Transport produced 28% of the EU's CO2 emissions in 2004
However chief of industry body SMMT, Christopher Macgowan, said the problem was "that motorists do not buy them."
The European Commission has proposed forcing carmakers to make an 18% cut in carbon dioxide (CO2) emissions from new cars by 2012, by improving technology.
SMMT said this would result in less choice for the motorist and higher prices on the dealer forecourt.
"While the motor industry accepts that it has an important part to play in the climate change debate, it has grave concerns over the impact of proposals made," said SMMT in a statement.
Each car could be 3,000 euros more expensive to make if the industry is to meet the Commission's proposed requirement, according to a Renault spokesman.
However, in the history of environmental legislation manufacturers have tended to exaggerate the cost of new legislation, according to BBC environment analyst Roger Harrabin.
"Often when new laws are passed, they unveil cleaner models already on the drawing board but held back to squeeze maximum profit out of existing models," he said.
In the long-run consumers should be better off according to environment commissioner, Stavros Dimas.
"Our analysis holds that the extra capital cost of making cars more fuel efficient will be more than offset by the fuel savings over the car's lifetime," he said.
"More fuel efficient cars are good news for consumers.
"Not only will people be reducing their contribution to climate change that threatens us all, they will also pay less in fuel bills."
Car industry officials insist they have already done much to improve efficiency.
"We already have a model that emits less CO2 than the EU proposal with the A3 1.9 litre TDI," an Audi spokesperson said.

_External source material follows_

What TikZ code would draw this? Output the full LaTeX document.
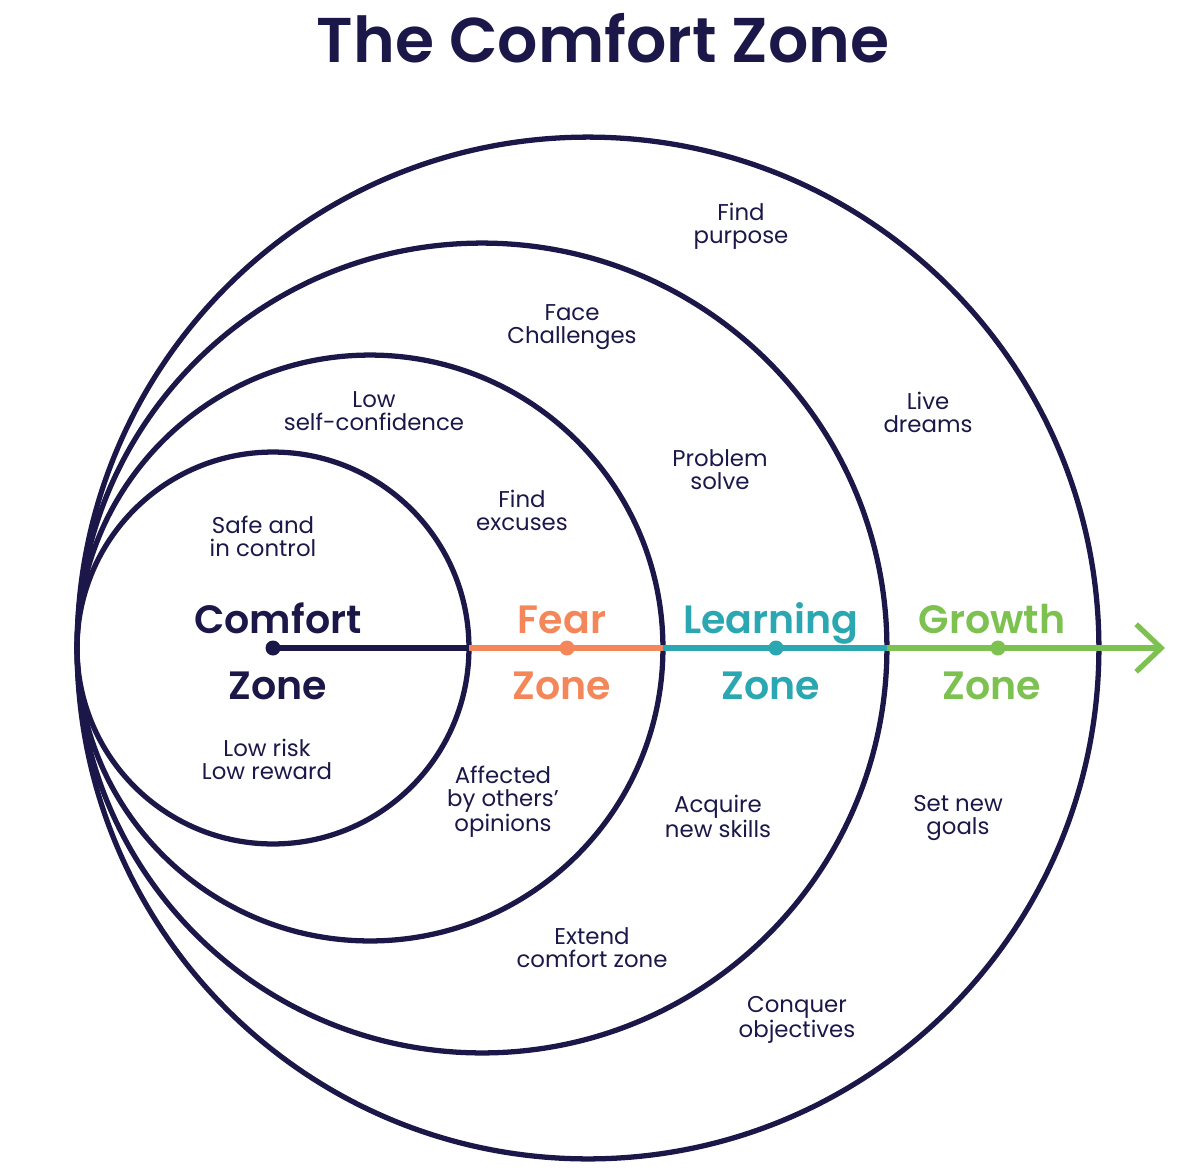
\documentclass[tikz,border=0pt]{standalone}
\usepackage{fontspec}
\setmainfont{Poppins}[BoldFont={Poppins SemiBold}]
\usetikzlibrary{arrows.meta}
\definecolor{navy}{HTML}{1B1849}
\definecolor{zorange}{HTML}{F4875A}
\definecolor{zteal}{HTML}{2BA7B1}
\definecolor{zgreen}{HTML}{7DC250}
\begin{document}
\begin{tikzpicture}[x=0.02cm, y=0.02cm,
    ring/.style={draw=navy, line width=3pt, circle, outer sep=0pt, inner sep=0pt},
    axis/.style={line width=3pt},
    dot/.style={circle, inner sep=0pt, minimum size=0.3cm},
    zone/.style={anchor=base, font=\fontsize{22.5}{24}\selectfont\bfseries},
    note/.style={align=center, text=navy, font=\fontsize{13}{13}\selectfont}]

  \useasboundingbox (0,0) rectangle (1204,-1174);
  \node[font=\fontsize{36}{38}\selectfont\bfseries, text=navy] (title) at (603,-38) {The Comfort Zone};

  \node[ring, minimum size=20.44cm] (G) at (588,-648) {};
  \node[ring, minimum size=16.2cm]  (L) at (482,-648) {};
  \node[ring, minimum size=11.72cm] (F) at (370,-648) {};
  \node[ring, minimum size=7.84cm]  (C) at (273,-648) {};

  \coordinate (tip) at (1165,-648);
  \draw[axis, navy]    (C.center) -- (C.east);
  \draw[axis, zorange] (C.east) -- (F.east);
  \draw[axis, zteal]   (F.east) -- (L.east);
  \draw[axis, zgreen, -{Straight Barb[length=0.5cm, width=0.95cm]}] (L.east) -- (tip);

  \foreach \x/\col/\n in {273/navy/cd, 567/zorange/fd, 776/zteal/ld, 998/zgreen/gd}
    \node[dot, fill=\col] (\n) at (\x,-648) {};

  \foreach \x/\name/\col in {278/Comfort/navy, 562/Fear/zorange, 771/Learning/zteal, 992/Growth/zgreen} {
    \node[zone, text=\col] (\name-top) at (\x,-633) {\name};
    \node[zone, text=\col] (\name-bot) at (\x,-699) {Zone};
  }

  \node[note] (purpose)  at (741,-226)  {Find\\purpose};
  \node[note] (face)     at (572,-327)  {Face\\Challenges};
  \node[note] (lowconf)  at (374,-411)  {Low\\self-confidence};
  \node[note] (dreams)   at (928,-412)  {Live\\dreams};
  \node[note] (problem)  at (720,-470)  {Problem\\solve};
  \node[note] (excuses)  at (522,-510)  {Find\\excuses};
  \node[note] (safe)     at (263,-536)  {Safe and\\in control};
  \node[note] (risk)     at (267,-759)  {Low risk\\Low reward};
  \node[note] (affected) at (503,-802)  {Affected\\by others’\\opinions};
  \node[note] (skills)   at (718,-816)  {Acquire\\new skills};
  \node[note] (goals)    at (958,-818)  {Set new\\goals};
  \node[note] (extend)   at (592,-948)  {Extend\\comfort zone};
  \node[note] (conquer)  at (797,-1020) {Conquer\\objectives};
\end{tikzpicture}
\end{document}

While PSA Peugeot Citroen's chief executive, Christian Streiff, insisted: "We have an advantage in low-CO2-emission cars. We will do everything we can to keep that advantage."
In 1996, the car industry agreed to reduce emission output by 25% to 140g per kilometre by 2008.

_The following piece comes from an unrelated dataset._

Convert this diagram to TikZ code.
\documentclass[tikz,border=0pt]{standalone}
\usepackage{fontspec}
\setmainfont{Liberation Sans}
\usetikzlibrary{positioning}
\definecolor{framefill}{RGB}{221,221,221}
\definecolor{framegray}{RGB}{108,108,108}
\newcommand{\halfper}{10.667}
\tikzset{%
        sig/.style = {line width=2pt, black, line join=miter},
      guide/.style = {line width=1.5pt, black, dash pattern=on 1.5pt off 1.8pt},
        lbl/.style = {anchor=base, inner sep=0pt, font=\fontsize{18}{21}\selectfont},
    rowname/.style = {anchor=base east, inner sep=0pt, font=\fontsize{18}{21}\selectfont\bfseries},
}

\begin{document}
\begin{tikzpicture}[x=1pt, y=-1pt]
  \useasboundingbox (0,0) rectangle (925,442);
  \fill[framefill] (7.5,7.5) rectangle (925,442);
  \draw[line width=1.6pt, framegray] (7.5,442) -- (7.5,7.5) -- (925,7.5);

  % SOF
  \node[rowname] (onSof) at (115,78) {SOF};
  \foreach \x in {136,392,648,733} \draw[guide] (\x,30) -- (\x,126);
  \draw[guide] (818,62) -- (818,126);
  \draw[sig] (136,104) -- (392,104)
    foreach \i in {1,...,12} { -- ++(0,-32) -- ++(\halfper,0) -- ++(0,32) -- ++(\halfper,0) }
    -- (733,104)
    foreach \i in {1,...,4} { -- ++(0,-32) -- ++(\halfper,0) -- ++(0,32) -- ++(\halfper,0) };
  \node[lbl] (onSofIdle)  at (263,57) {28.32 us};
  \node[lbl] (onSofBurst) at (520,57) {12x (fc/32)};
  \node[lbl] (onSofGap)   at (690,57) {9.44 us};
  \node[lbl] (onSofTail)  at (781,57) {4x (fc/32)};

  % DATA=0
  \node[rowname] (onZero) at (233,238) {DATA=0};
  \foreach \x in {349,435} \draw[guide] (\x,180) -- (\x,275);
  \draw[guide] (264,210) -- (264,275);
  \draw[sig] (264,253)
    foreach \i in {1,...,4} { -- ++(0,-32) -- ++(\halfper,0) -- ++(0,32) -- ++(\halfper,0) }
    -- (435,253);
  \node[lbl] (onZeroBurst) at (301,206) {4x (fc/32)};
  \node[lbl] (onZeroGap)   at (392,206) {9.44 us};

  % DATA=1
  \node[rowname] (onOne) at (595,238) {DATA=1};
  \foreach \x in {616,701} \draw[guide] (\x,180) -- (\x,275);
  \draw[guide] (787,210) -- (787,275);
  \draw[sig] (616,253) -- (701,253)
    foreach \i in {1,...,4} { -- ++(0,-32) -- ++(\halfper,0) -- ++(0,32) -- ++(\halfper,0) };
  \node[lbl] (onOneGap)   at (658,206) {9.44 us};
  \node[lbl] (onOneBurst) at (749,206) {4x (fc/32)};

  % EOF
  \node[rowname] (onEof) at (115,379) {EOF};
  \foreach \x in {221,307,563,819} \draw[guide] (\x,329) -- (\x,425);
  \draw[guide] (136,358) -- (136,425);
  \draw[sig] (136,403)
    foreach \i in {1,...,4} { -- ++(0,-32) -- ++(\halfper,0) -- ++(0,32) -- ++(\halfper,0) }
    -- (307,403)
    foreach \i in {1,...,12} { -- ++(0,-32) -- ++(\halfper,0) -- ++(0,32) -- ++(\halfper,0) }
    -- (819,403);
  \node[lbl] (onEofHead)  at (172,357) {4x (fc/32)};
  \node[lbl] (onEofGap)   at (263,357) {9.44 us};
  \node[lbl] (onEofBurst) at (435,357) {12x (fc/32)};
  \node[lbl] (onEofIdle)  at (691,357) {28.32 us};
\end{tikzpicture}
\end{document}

In return, the European Commission agreed to delay a tougher 120g per kilometre target till 2012.
"We have proven that we are doing our bit by hitting interim targets of our voluntary agreement," Mr Macgowan said
But industry analysts point out that despite such lofty talk the industry does not stand a chance.
"The European Automobile Manufacturers Association will miss the target," according to Lehman Brothers analyst Christopher Will.
By 2005, the car industry had achieved a 14% fall in average CO2 emissions to 160g per kilometre, he observed.
However, he said going forward would be much tougher.
"The easy improvements are behind us, and progress is now at an even slower rate."